Deep Dive: How the Court Reached Its Decision
Clarity of the Agreement
The court determined that the language of the Consulting Assignment Agreement between Obex and Healthzone was clear and unambiguous. It specified that Obex was entitled to placement fees only for investments made by entities that satisfied three conditions: they had to be based in North America or offshore, introduced by Obex, and actually invest in Healthzone. The court emphasized that the Agreement did not provide for placement fees based on indirect introductions, meaning that even though Obex introduced Westminster to Healthzone, Westminster itself never made an investment. As a result, Westminster could not be classified as an "Obex Party," which would have allowed Obex to claim fees. The court noted that the absence of explicit language regarding indirect introductions in the Agreement meant that customary practices in the financial industry could not override its clear terms. Thus, the court concluded that Obex's interpretation was not supported by the language of the contract.
Evidence of Breach
The court found that Obex had not provided sufficient evidence to demonstrate that any conditions for entitlement to placement fees had been met. It was undisputed that Westminster, the broker-dealer introduced by Obex, did not invest in Healthzone. Furthermore, there was no evidence that Obex had introduced any other parties that actually invested in Healthzone. The court reasoned that without any investment from an entity that met the criteria outlined in the Agreement, there could be no claim for placement fees. The court also pointed out that the lack of written amendments to the Agreement further solidified the absence of a basis for Obex's claims. Since Obex could not establish any factual basis for its entitlement to the fees, the court ruled in favor of Healthzone.

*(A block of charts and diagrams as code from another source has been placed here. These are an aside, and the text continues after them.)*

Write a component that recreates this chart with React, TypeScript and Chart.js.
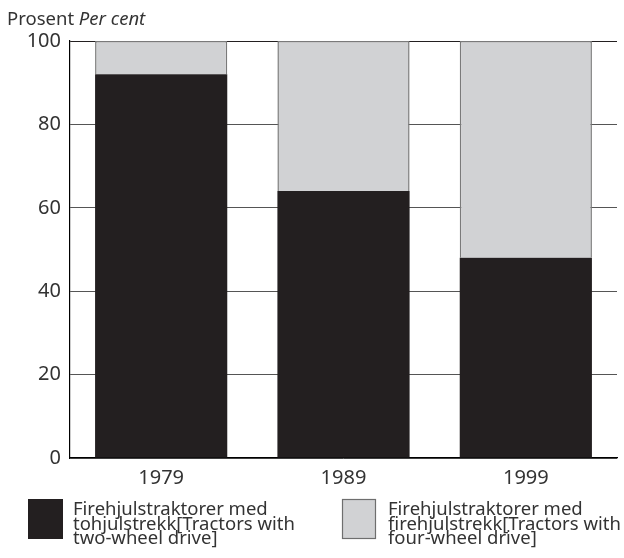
import React, { useEffect, useRef } from "react";
import { Chart, registerables } from "chart.js";

Chart.register(...registerables);

const categories = ["1979", "1989", "1999"];
const twoWheel = [92, 64, 48];
const fourWheel = [8, 36, 52];
const yTicks = [0, 20, 40, 60, 80, 100];
const legendLines1 = ["Firehjulstraktorer med", "tohjulstrekk[Tractors with", "two-wheel drive]"];
const legendLines2 = ["Firehjulstraktorer med", "firehjulstrekk[Tractors with", "four-wheel drive]"];

const FONT = "'Noto Sans', 'Open Sans', sans-serif";
const DARK = "#231f20";
const LIGHT = "#d1d2d4";
const TEXT = "#333333";
const FS = 18.5;
const TFS = 20;

const overlay = {
  id: "overlay",
  afterDraw(chart: any) {
    const ctx = chart.ctx;
    ctx.save();
    ctx.fillStyle = TEXT;
    ctx.textBaseline = "alphabetic";
    ctx.textAlign = "left";
    ctx.font = `${FS}px ${FONT}`;
    const p = "Prosent ";
    ctx.fillText(p, 7, 25);
    const w = ctx.measureText(p).width;
    ctx.font = `italic ${FS}px ${FONT}`;
    ctx.fillText("Per cent", 7 + w, 25);

    // legend
    ctx.fillStyle = DARK;
    ctx.fillRect(28, 499, 35, 40);
    ctx.fillStyle = LIGHT;
    ctx.fillRect(342, 499, 34, 40);
    ctx.strokeStyle = "#6e6e6e";
    ctx.lineWidth = 1.2;
    ctx.strokeRect(342.5, 499.5, 33, 39);
    ctx.fillStyle = TEXT;
    ctx.font = `${FS}px ${FONT}`;
    legendLines1.forEach((t, i) => ctx.fillText(t, 73, 515 + i * 14.5));
    legendLines2.forEach((t, i) => ctx.fillText(t, 388, 515 + i * 14.5));
    ctx.restore();
  },
};

export default function App() {
  const ref = useRef<HTMLCanvasElement | null>(null);
  useEffect(() => {
    if (!ref.current) return;
    const chart = new Chart(ref.current, {
      type: "bar",
      data: {
        labels: categories,
        datasets: [
          {
            label: "two",
            data: twoWheel,
            backgroundColor: DARK,
            borderWidth: 0,
            barPercentage: 0.725,
            categoryPercentage: 1,
          },
          {
            label: "four",
            data: fourWheel,
            backgroundColor: LIGHT,
            borderColor: "#7a7a7a",
            borderWidth: 1.5,
            borderSkipped: "bottom",
            barPercentage: 0.725,
            categoryPercentage: 1,
          },
        ],
      },
      options: {
        animation: false,
        responsive: false,
        layout: { padding: { left: 0, right: 7, top: 41, bottom: 70 } },
        plugins: { legend: { display: false }, tooltip: { enabled: false } },
        scales: {
          x: {
            stacked: true,
            grid: { display: true, color: "rgba(0,0,0,0)", drawTicks: false },
            border: { display: true, color: "#000000", width: 1.2 },
            ticks: { color: TEXT, font: { family: FONT, size: TFS }, padding: 8 },
            afterFit: (s: any) => { s.height = 30; },
          },
          y: {
            stacked: true,
            min: 0,
            max: 100,
            afterBuildTicks: (s: any) => { s.ticks = yTicks.map((v) => ({ value: v })); },
            grid: {
              drawTicks: false,
              color: (c: any) => (c.tick && c.tick.value === 100 ? "#231f20" : "#555555"),
              lineWidth: 1,
            },
            border: { display: true, color: "#000000", width: 1.2 },
            ticks: { color: TEXT, font: { family: FONT, size: TFS }, padding: 9 },
            afterFit: (s: any) => { s.width = 70; },
          },
        },
      },
      plugins: [overlay],
    });
    return () => chart.destroy();
  }, []);
  return (
    <div style={{ position: "fixed", left: 0, top: 0, width: 624, height: 558, background: "#fff" }}>
      <canvas ref={ref} width={624} height={558} style={{ display: "block" }} />
    </div>
  );
}
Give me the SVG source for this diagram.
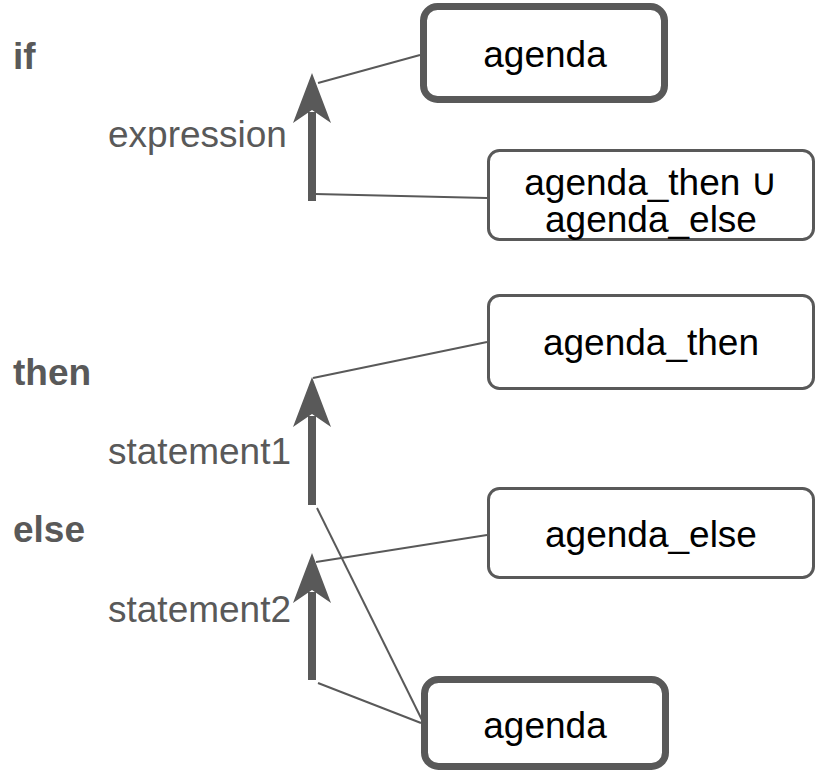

Non-Exclusive Nature of the Agreement
The court recognized that the Agreement was non-exclusive, allowing Healthzone to retain other broker-dealers, such as Westminster, to assist in capital-raising efforts. This aspect of the Agreement meant that Healthzone's engagement of Westminster did not constitute bad faith or a breach of contract. The court emphasized that the terms of the Agreement permitted Healthzone to seek additional assistance in raising capital without violating its obligations to Obex. Consequently, Healthzone's actions in hiring Westminster were lawful and did not infringe upon any rights that Obex might have had under the Agreement. The court concluded that Healthzone had acted within its rights in seeking out other avenues for investment.
Interpretation of Customary Practices
The court addressed Obex's argument that it was customary in the financial services industry to award placement fees for investments obtained through indirect introductions. However, the court stated that such customary practices could not alter the explicit terms of the Agreement. Since the language of the contract did not include provisions for indirect introductions, the court maintained that it must enforce the Agreement as written. The court highlighted that if the parties had intended to include indirect introductions, they could have included explicit language to that effect, which they did not. Therefore, the court rejected the notion that industry customs could override the clear and unambiguous contractual language.
Conclusion of the Court
In conclusion, the court granted Healthzone's motion for summary judgment, ruling that Obex had failed to prove that Healthzone breached the Consulting Assignment Agreement. The court found that the conditions for entitlement to placement fees were not satisfied, as no entities meeting the criteria had invested in Healthzone. The clear language of the Agreement, the lack of evidence supporting Obex's claims, and the non-exclusive nature of the Agreement all contributed to the court's decision. The court directed the Clerk to close the motion and the case, affirming that Obex was not entitled to placement fees under the terms agreed upon by the parties.